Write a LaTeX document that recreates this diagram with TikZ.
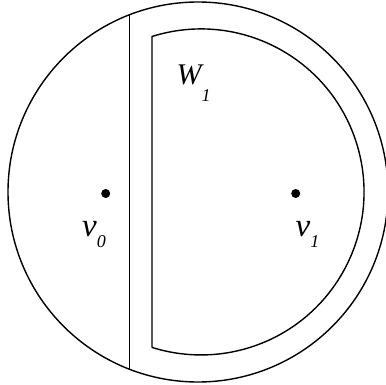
\documentclass[tikz,border=0pt]{standalone}
\usepackage{fontspec}
\setmainfont{Liberation Serif}
\usepackage{tikz}
\usetikzlibrary{positioning,calc}

\newcommand{\sublow}[2]{\raisebox{-#1pt}{\fontsize{18}{18}\selectfont #2}}

\begin{document}
\begin{tikzpicture}[x=1pt, y=-1pt, line width=1.4pt,
    dot/.style={circle, fill=black, inner sep=0pt, minimum size=9pt},
    lbl/.style={font=\fontsize{33}{33}\selectfont\itshape, inner sep=0pt, anchor=base west}]
      \useasboundingbox (0,0) rectangle (386,385);
      \clip (0,0) rectangle (386,385);
      % outer disc and the cut
      \coordinate (C) at (198,192);
      \draw (C) circle (190pt);
      \coordinate (cutT) at (129.5,14.8);
      \coordinate (cutB) at (129.5,369.2);
      \draw (cutT) -- (cutB);
      % region W_1
      \coordinate (wB) at (152,347.5);
      \coordinate (wT) at (152,36.5);
      \draw (wB) -- (wT) arc[start angle=107.5, end angle=-107.5, radius=163pt];
      \node[lbl, font=\fontsize{30}{30}\selectfont\itshape] (w1) at (176,85) {W\sublow{17}{1}};
      % the two points
      \node[dot] (v0) at (105.7,193.5) {};
      \node[dot] (v1) at (295.7,193.5) {};
      \node[lbl] (lv0) at (81.5,236.7) {v\sublow{10.5}{0}};
      \node[lbl] (lv1) at (295,236.7) {v\sublow{10.5}{1}};
    \end{tikzpicture}
\end{document}
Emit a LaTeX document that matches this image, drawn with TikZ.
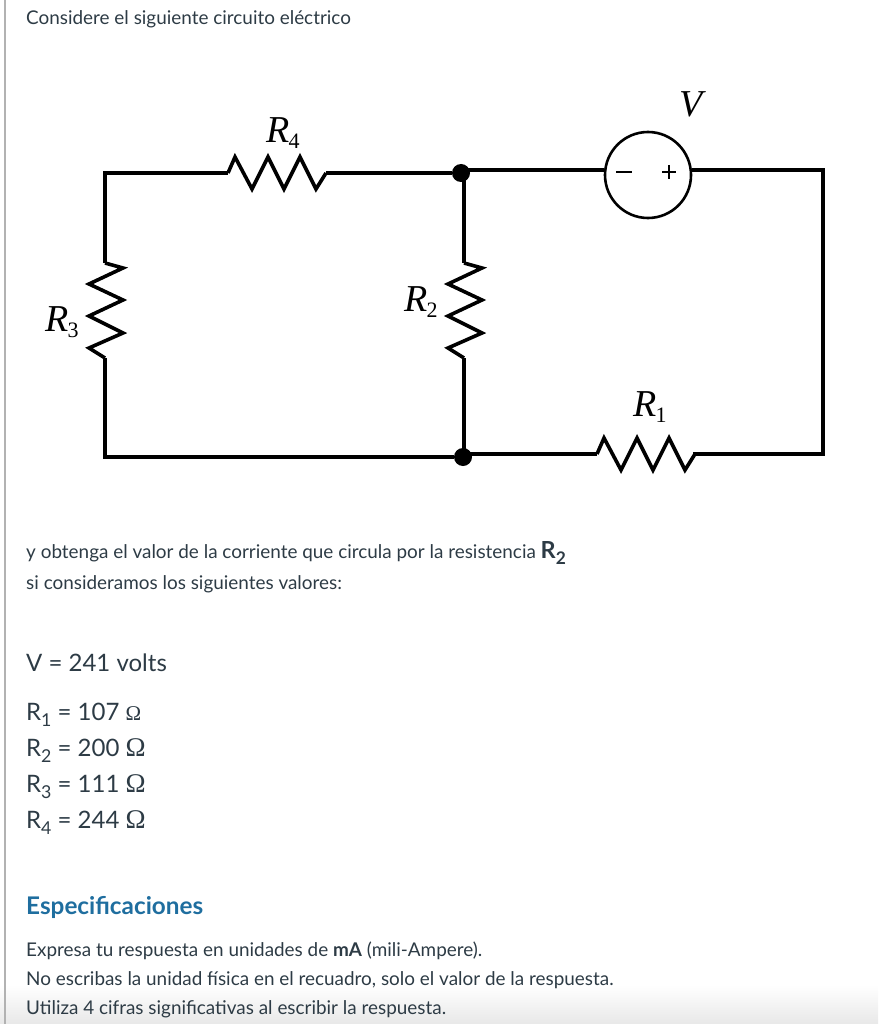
\documentclass[tikz,border=0pt]{standalone}
\usepackage{fontspec}
\setmainfont{Lato}
\newfontfamily\symbolfont{Liberation Serif}
\usetikzlibrary{positioning}
\definecolor{bodyink}{HTML}{2D3B45}
\definecolor{headink}{HTML}{1F6E9F}
\tikzset{
    wire/.style={line width=3.5pt, line join=miter},
    zigzag/.style={line width=3.6pt, line join=miter},
    junction/.style={circle, fill=black, inner sep=0pt, minimum size=18pt},
    source/.style={circle, draw, line width=2.6pt, inner sep=0pt, minimum size=86pt},
    symb/.style={inner sep=0pt, font=\symbolfont\itshape\fontsize{38}{38}\selectfont},
    txt/.style={anchor=base west, inner sep=0pt, text=bodyink, font=\fontsize{18.9}{22}\selectfont},
    big/.style={txt, font=\fontsize{24}{27}\selectfont}
}
\newcommand{\symsub}[2]{#1\kern-1pt\raisebox{-6pt}{\fontsize{22}{22}\selectfont\upshape #2}}
\newcommand{\lsub}[1]{\raisebox{-0.26em}{\fontsize{0.74em}{1em}\selectfont #1}}
\newcommand{\ohm}{{\symbolfont Ω}}
\newcommand{\hzig}{-- ++(7,-16) -- ++(17,32) -- ++(16,-32) -- ++(16,32) -- ++(16,-32) -- ++(16,32) -- ++(10,-16)}
\newcommand{\vzig}{-- ++(18,5) -- ++(-34,16) -- ++(34,16) -- ++(-34,16) -- ++(34,17) -- ++(-34,15) -- ++(16,10)}

\begin{document}
\begin{tikzpicture}[x=1pt, y=-1pt]
    \useasboundingbox (0,0) rectangle (878,1024);
    \shade[top color=white, bottom color=black!9] (0,985) rectangle (878,1024);
    \fill[black!30] (4,0) rectangle (6,1024);

    % circuit
    \coordinate (cornerA) at (105,173);
    \coordinate (cornerB) at (105,457);
    \coordinate (cornerC) at (823,170);
    \coordinate (cornerD) at (823,454);
    \coordinate (rFourIn) at (228,173);
    \coordinate (rFourOut) at (326,173);
    \coordinate (rThreeIn) at (105,263);
    \coordinate (rThreeOut) at (105,358);
    \coordinate (rTwoIn) at (464,263);
    \coordinate (rTwoOut) at (464,358);
    \coordinate (rOneIn) at (597,454);
    \coordinate (rOneOut) at (693,454);
    \node[junction] (jtop) at (461,173) {};
    \node[junction] (jbot) at (463,457) {};
    \node[source] (src) at (648,175) {};

    \draw[wire] (rThreeIn) -- (cornerA) -- (rFourIn);
    \draw[wire] (rFourOut) -- (jtop);
    \draw[wire] (rThreeOut) -- (cornerB) -- (jbot);
    \draw[wire] (464,173) -- (rTwoIn);
    \draw[wire] (rTwoOut) -- (464,457);
    \draw[wire] (jtop.center |- cornerC) -- (604,170);
    \draw[wire] (692,170) -- (cornerC) -- (cornerD) -- (rOneOut);
    \draw[wire] (jbot.center |- rOneIn) -- (rOneIn);

    \draw[zigzag] (rFourIn) \hzig;
    \draw[zigzag] (rOneIn) \hzig;
    \draw[zigzag] (rThreeIn) \vzig;
    \draw[zigzag] (rTwoIn) \vzig;

    \draw[line width=1.6pt] (616,172) -- (632,172);
    \draw[line width=1.6pt] (662,172) -- (676,172) (669,165) -- (669,179);

    \node[symb] (labV) at (691,104) {V};
    \node[symb] (labFour) at (283,133) {\symsub{R}{4}};
    \node[symb] (labThree) at (62,322) {\symsub{R}{3}};
    \node[symb] (labTwo) at (421,302) {\symsub{R}{2}};
    \node[symb] (labOne) at (650,407) {\symsub{R}{1}};

    % text
    \node[txt] (intro) at (26,25) {Considere el siguiente circuito eléctrico};
    \node[txt] (askA) at (26,558) {y obtenga el valor de la corriente que circula por la resistencia {\fontsize{23.5}{26}\selectfont\bfseries R\lsub{2}}};
    \node[txt] (askB) at (26,589) {si consideramos los siguientes valores:};
    \node[big] (valV) at (26,671) {V = 241 volts};
    \node[big] (valOne) at (26,720) {R\lsub{1} = 107 {\fontsize{21}{21}\selectfont\ohm}};
    \node[big] (valTwo) at (26,756) {R\lsub{2} = 200 {\fontsize{27}{27}\selectfont\ohm}};
    \node[big] (valThree) at (26,792) {R\lsub{3} = 111 {\fontsize{27}{27}\selectfont\ohm}};
    \node[big] (valFour) at (26,828) {R\lsub{4} = 244 {\fontsize{27}{27}\selectfont\ohm}};
    \node[txt, text=headink, font=\fontsize{24.3}{28}\selectfont\bfseries] (spec) at (26,914) {Especificaciones};
    \node[txt] (specA) at (26,956) {Expresa tu respuesta en unidades de \textbf{mA} (mili-Ampere).};
    \node[txt] (specB) at (26,985) {No escribas la unidad física en el recuadro, solo el valor de la respuesta.};
    \node[txt] (specC) at (26,1014) {Utiliza 4 cifras significativas al escribir la respuesta.};
\end{tikzpicture}
\end{document}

:::::

■ **The task**:
Start at the line that contains "Emit a LaTeX", stop at the line that contains "(4,0) rectangle (6,1024);", and reproduce each line in that stretch exactly. Pictures are excluded.

■ **Expected answer**:
Emit a LaTeX document that matches this image, drawn with TikZ.
\documentclass[tikz,border=0pt]{standalone}
\usepackage{fontspec}
\setmainfont{Lato}
\newfontfamily\symbolfont{Liberation Serif}
\usetikzlibrary{positioning}
\definecolor{bodyink}{HTML}{2D3B45}
\definecolor{headink}{HTML}{1F6E9F}
\tikzset{
    wire/.style={line width=3.5pt, line join=miter},
    zigzag/.style={line width=3.6pt, line join=miter},
    junction/.style={circle, fill=black, inner sep=0pt, minimum size=18pt},
    source/.style={circle, draw, line width=2.6pt, inner sep=0pt, minimum size=86pt},
    symb/.style={inner sep=0pt, font=\symbolfont\itshape\fontsize{38}{38}\selectfont},
    txt/.style={anchor=base west, inner sep=0pt, text=bodyink, font=\fontsize{18.9}{22}\selectfont},
    big/.style={txt, font=\fontsize{24}{27}\selectfont}
}
\newcommand{\symsub}[2]{#1\kern-1pt\raisebox{-6pt}{\fontsize{22}{22}\selectfont\upshape #2}}
\newcommand{\lsub}[1]{\raisebox{-0.26em}{\fontsize{0.74em}{1em}\selectfont #1}}
\newcommand{\ohm}{{\symbolfont Ω}}
\newcommand{\hzig}{-- ++(7,-16) -- ++(17,32) -- ++(16,-32) -- ++(16,32) -- ++(16,-32) -- ++(16,32) -- ++(10,-16)}
\newcommand{\vzig}{-- ++(18,5) -- ++(-34,16) -- ++(34,16) -- ++(-34,16) -- ++(34,17) -- ++(-34,15) -- ++(16,10)}

\begin{document}
\begin{tikzpicture}[x=1pt, y=-1pt]
    \useasboundingbox (0,0) rectangle (878,1024);
    \shade[top color=white, bottom color=black!9] (0,985) rectangle (878,1024);
    \fill[black!30] (4,0) rectangle (6,1024);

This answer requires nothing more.